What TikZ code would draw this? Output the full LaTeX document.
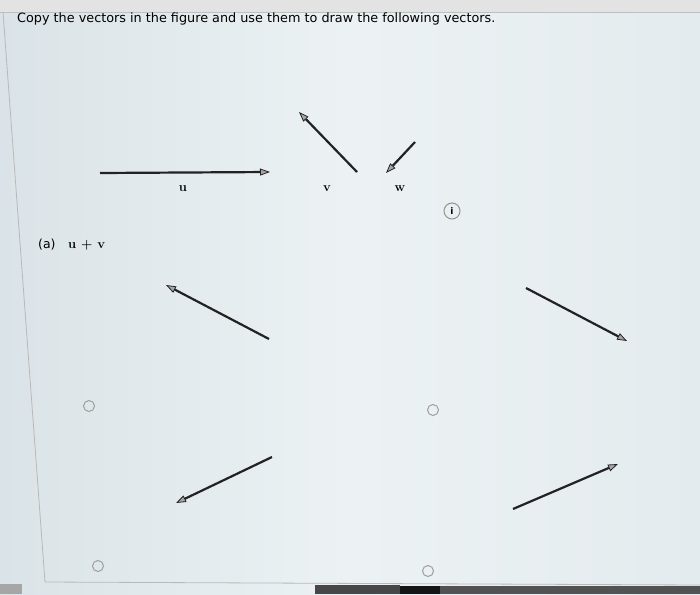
\documentclass[tikz,border=0pt]{standalone}
\usepackage{fontspec}
\setsansfont{DejaVu Sans}
\usetikzlibrary{arrows.meta}

\definecolor{screenL}{RGB}{218,227,231}
\definecolor{screenM}{RGB}{236,242,244}
\definecolor{screenR}{RGB}{228,235,238}
\definecolor{inkdark}{RGB}{34,34,36}

\begin{document}
\begin{tikzpicture}[x=1pt, y=-1pt,
  vec/.style={draw=inkdark, line width=2.2pt,
    -{Triangle[length=10pt, width=7pt, fill=gray!70, line width=0.8pt]}},
  radio/.style={draw=gray!75, line width=1pt},
  lbl/.style={font=\bfseries\fontsize{13}{15}\selectfont, inner sep=1pt},
]
\useasboundingbox (0,0) rectangle (700,594);
\shade[left color=screenL, right color=screenR, middle color=screenM] (0,0) rectangle (700,594);
\fill[gray!22] (0,0) rectangle (700,12);
\draw[gray!50, line width=0.6pt] (0,12) -- (700,12);
\draw[gray!55, line width=0.8pt] (3,12) -- (45,582);
\draw[gray!55, line width=0.8pt] (45,582) -- (700,585);
\fill[gray!70] (0,584) rectangle (22,594);
\fill[black!72] (315,585) rectangle (400,594);
\fill[black!92] (400,586) rectangle (440,594);
\fill[black!68] (440,586) rectangle (700,594);

\node[anchor=west, font=\sffamily\fontsize{12.8}{15}\selectfont, inner sep=0pt]
  (title) at (17,19) {Copy the vectors in the figure and use them to draw the following vectors.};

% given vectors
\coordinate (U0) at (100,173);
\coordinate (U1) at (270,172);
\coordinate (V0) at (357,172);
\coordinate (V1) at (299,112);
\coordinate (W0) at (415,142);
\coordinate (W1) at (386,173);

\draw[vec] (U0) -- (U1);
\draw[vec] (V0) -- (V1);
\draw[vec] (W0) -- (W1);
\node[lbl] (ulbl) at (183,189) {u};
\node[lbl] (vlbl) at (327,189) {v};
\node[lbl] (wlbl) at (400,189) {w};

\node[circle, draw=gray!85, line width=1pt, minimum size=16pt, inner sep=0pt,
  font=\sffamily\bfseries\small] (info) at (452,211) {i};

\node[anchor=west, font=\sffamily\fontsize{12.5}{15}\selectfont, inner sep=0pt] (parta) at (38,245) {(a)};
\node[anchor=west, font=\bfseries\fontsize{13}{15}\selectfont, inner sep=0pt] (sumuv) at (68,245) {u + v};

% answer choices
\coordinate (A0) at (269,339);
\coordinate (A1) at (166,285);
\coordinate (B0) at (526,288);
\coordinate (B1) at (627,341);
\coordinate (C0) at (272,457);
\coordinate (C1) at (176,503);
\coordinate (D0) at (513,509);
\coordinate (D1) at (618,464);

\draw[vec] (A0) -- (A1);
\draw[vec] (B0) -- (B1);
\draw[vec] (C0) -- (C1);
\draw[vec] (D0) -- (D1);

\draw[radio] (89,406) circle (5.5);
\draw[radio] (433,410) circle (5.5);
\draw[radio] (98,566) circle (5.5);
\draw[radio] (428,571) circle (5.5);
\end{tikzpicture}
\end{document}
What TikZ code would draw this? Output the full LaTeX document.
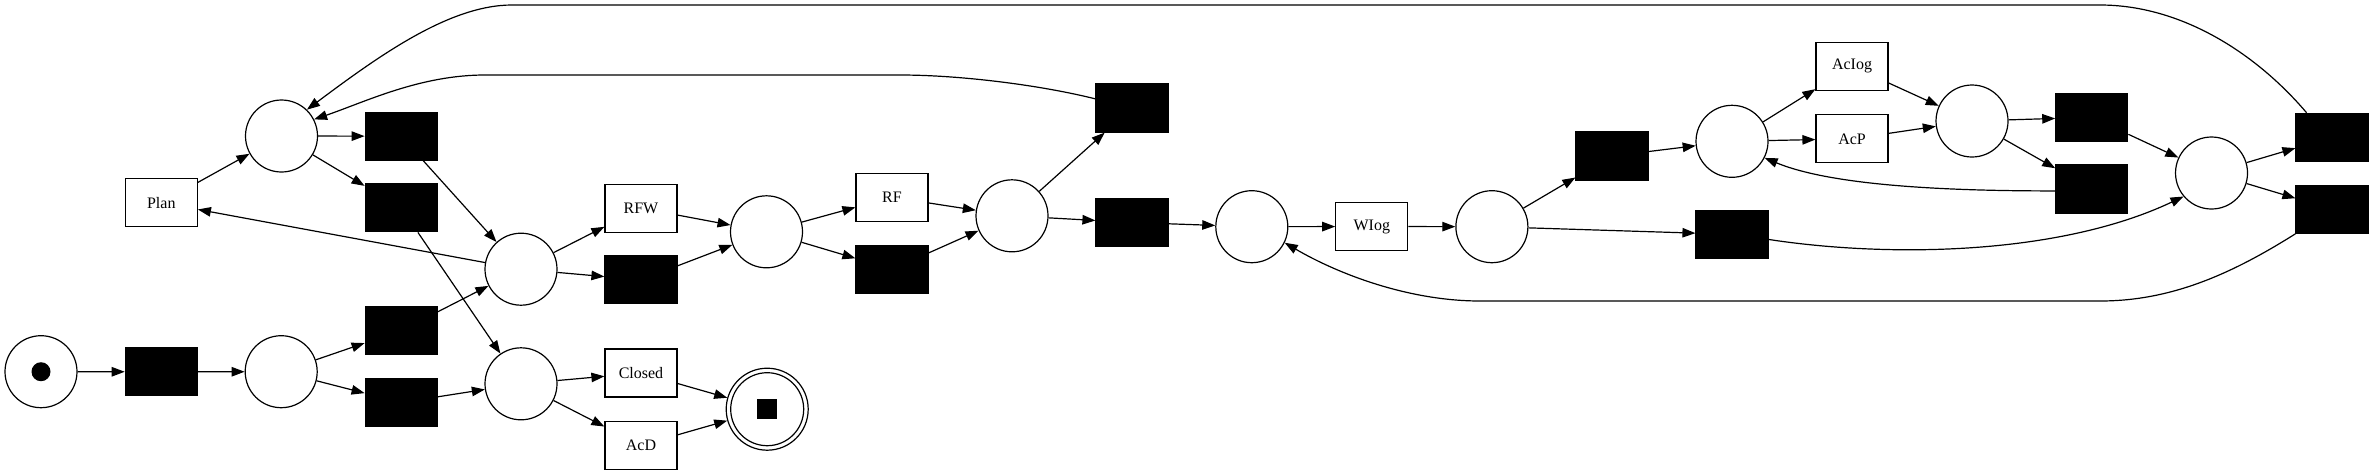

* _EXERCISE_: Return exactly what appears from the opening line of the material through the line with "font=\sffamily\bfseries\small] (info) at", apart from the pictures.

* _ANSWER TO THE EXERCISE_:
What TikZ code would draw this? Output the full LaTeX document.
\documentclass[tikz,border=0pt]{standalone}
\usepackage{fontspec}
\setsansfont{DejaVu Sans}
\usetikzlibrary{arrows.meta}

\definecolor{screenL}{RGB}{218,227,231}
\definecolor{screenM}{RGB}{236,242,244}
\definecolor{screenR}{RGB}{228,235,238}
\definecolor{inkdark}{RGB}{34,34,36}

\begin{document}
\begin{tikzpicture}[x=1pt, y=-1pt,
  vec/.style={draw=inkdark, line width=2.2pt,
    -{Triangle[length=10pt, width=7pt, fill=gray!70, line width=0.8pt]}},
  radio/.style={draw=gray!75, line width=1pt},
  lbl/.style={font=\bfseries\fontsize{13}{15}\selectfont, inner sep=1pt},
]
\useasboundingbox (0,0) rectangle (700,594);
\shade[left color=screenL, right color=screenR, middle color=screenM] (0,0) rectangle (700,594);
\fill[gray!22] (0,0) rectangle (700,12);
\draw[gray!50, line width=0.6pt] (0,12) -- (700,12);
\draw[gray!55, line width=0.8pt] (3,12) -- (45,582);
\draw[gray!55, line width=0.8pt] (45,582) -- (700,585);
\fill[gray!70] (0,584) rectangle (22,594);
\fill[black!72] (315,585) rectangle (400,594);
\fill[black!92] (400,586) rectangle (440,594);
\fill[black!68] (440,586) rectangle (700,594);

\node[anchor=west, font=\sffamily\fontsize{12.8}{15}\selectfont, inner sep=0pt]
  (title) at (17,19) {Copy the vectors in the figure and use them to draw the following vectors.};

% given vectors
\coordinate (U0) at (100,173);
\coordinate (U1) at (270,172);
\coordinate (V0) at (357,172);
\coordinate (V1) at (299,112);
\coordinate (W0) at (415,142);
\coordinate (W1) at (386,173);

\draw[vec] (U0) -- (U1);
\draw[vec] (V0) -- (V1);
\draw[vec] (W0) -- (W1);
\node[lbl] (ulbl) at (183,189) {u};
\node[lbl] (vlbl) at (327,189) {v};
\node[lbl] (wlbl) at (400,189) {w};

\node[circle, draw=gray!85, line width=1pt, minimum size=16pt, inner sep=0pt,
  font=\sffamily\bfseries\small] (info) at (452,211) {i};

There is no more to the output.